Jonny Steinberg, Winnie and Nelson: Portrait of a Marriage (Alfred A. Knopf)
South African novelist J. M. Coetzee rightly calls this dual biography of Winnie Madikizela-Mandela and Nelson Mandela “a massive essay in political biography.” Steinberg’s book relies on a voluminous, recently uncovered file stolen by the apartheid regime’s last minister of justice and prisons when he left office. With the insights provided by that archive, Steinberg fulfills the promise of his title: this is truly a biography of a marriage. The Mandelas lived together just four years after marrying in 1958; they were not allowed to touch each other for years after Nelson was imprisoned for treason. During that time, both fought to end apartheid and to burnish the myth of their beautiful partnership despite growing ideological differences. They divorced in 1996 while Nelson was serving as South Africa’s first post-apartheid president. Steinberg deftly arranges complex historical information, yet what sets this book apart as a biography is his tone. “A biographer ought to be wary of the idea that any document reveals his subject’s essence,” he writes after quoting a particularly raw letter by Winnie. In his final chapter, Steinberg recounts an occasion when he, a white college student, shook Nelson Mandela’s hand. Maybe that incident explains the author’s fascination with his subjects; more importantly, his analysis of the episode displays his impartiality and wisdom. Throughout this powerful biography, Steinberg imbues a painful, sometimes lurid story with the love and respect its subjects deserve.

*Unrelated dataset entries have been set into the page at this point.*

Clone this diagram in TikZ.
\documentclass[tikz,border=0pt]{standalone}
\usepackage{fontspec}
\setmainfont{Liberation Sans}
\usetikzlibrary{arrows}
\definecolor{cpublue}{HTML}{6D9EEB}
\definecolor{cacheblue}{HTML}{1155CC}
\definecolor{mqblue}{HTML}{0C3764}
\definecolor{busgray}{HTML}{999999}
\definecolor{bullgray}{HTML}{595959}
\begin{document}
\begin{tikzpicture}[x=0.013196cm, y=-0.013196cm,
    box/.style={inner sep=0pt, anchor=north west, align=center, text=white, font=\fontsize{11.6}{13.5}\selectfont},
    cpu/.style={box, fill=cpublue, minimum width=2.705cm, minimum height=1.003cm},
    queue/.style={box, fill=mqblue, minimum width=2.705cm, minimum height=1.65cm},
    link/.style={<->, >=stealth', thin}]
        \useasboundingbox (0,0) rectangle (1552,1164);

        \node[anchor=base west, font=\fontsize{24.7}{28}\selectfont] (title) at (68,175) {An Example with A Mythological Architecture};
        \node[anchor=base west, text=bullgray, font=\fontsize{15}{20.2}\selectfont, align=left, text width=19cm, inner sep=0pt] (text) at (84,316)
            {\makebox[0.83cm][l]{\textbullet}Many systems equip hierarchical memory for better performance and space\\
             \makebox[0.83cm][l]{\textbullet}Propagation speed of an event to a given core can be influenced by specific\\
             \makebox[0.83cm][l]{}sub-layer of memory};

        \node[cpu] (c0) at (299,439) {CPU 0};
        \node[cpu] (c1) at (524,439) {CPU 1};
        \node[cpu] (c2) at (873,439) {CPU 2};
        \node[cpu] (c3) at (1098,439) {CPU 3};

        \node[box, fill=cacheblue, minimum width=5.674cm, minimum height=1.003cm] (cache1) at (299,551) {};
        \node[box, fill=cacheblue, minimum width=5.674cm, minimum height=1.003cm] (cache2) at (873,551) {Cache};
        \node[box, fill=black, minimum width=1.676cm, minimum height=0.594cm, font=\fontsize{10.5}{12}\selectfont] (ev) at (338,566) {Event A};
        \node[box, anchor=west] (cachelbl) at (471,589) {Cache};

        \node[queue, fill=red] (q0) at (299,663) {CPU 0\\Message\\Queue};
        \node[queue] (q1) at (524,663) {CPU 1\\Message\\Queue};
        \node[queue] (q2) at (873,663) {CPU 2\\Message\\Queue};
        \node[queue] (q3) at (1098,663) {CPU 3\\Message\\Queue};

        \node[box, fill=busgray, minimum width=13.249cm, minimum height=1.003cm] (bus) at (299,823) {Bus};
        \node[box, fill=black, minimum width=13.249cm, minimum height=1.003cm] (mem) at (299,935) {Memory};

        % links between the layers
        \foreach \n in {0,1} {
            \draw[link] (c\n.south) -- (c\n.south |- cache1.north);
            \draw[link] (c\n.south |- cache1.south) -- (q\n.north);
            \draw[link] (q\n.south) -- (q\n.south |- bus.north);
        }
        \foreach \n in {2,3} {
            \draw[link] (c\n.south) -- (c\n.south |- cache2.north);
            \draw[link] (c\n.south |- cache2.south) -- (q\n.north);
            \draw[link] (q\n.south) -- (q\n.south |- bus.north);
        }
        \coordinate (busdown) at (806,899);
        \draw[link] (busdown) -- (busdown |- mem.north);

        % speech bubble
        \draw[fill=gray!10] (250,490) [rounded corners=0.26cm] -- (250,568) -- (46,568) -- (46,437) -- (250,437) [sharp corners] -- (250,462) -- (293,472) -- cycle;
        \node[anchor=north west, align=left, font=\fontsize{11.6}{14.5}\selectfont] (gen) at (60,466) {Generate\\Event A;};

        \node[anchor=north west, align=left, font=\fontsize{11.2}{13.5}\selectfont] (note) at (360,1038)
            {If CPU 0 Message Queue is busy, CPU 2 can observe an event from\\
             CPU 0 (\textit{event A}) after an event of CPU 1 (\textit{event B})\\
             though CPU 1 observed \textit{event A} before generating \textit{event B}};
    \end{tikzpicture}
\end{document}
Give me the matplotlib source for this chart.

Yepoka Yeebo, Anansi’s Gold: The Man Who Looted the West, Outfoxed Washington, and Swindled the World (Bloomsbury)
In a captivating, genre-bending debut, Yepoka Yeebo reconstructs the strange life of John Ackah Blay-Miezah, a big, cigar-chomping flim-flam man from Ghana who masterminded one of the largest, longest-running con jobs the world has ever seen. Yeebo sets the stage in the tumultuous early days of independence from British rule when most of Ghana’s considerable wealth was still held in London. When Ghana asked for its money, much of it had disappeared in bad investments. The scandal lodged in Blay-Miezah’s brain, where it morphed over time into a bold plan glued together with criminal intent. For years, Blay-Miezah lived lavishly and outwitted his investors, Ghanaian governments, Swiss bankers, British businessmen, and the FBI. To research this brilliant study of human duplicity and greed, Yeebo sought obscure and far-flung sources. She found people willing to talk and documents that had survived war, fire, and rampages. Yeebo skillfully pulls back Blay-Miezah’s curtain of lies and fake identities to reveal how he charmed his victims out of millions. Wry, penetrating, and unfailingly entertaining, the book sits at the intersection of biography, history, and investigative journalism.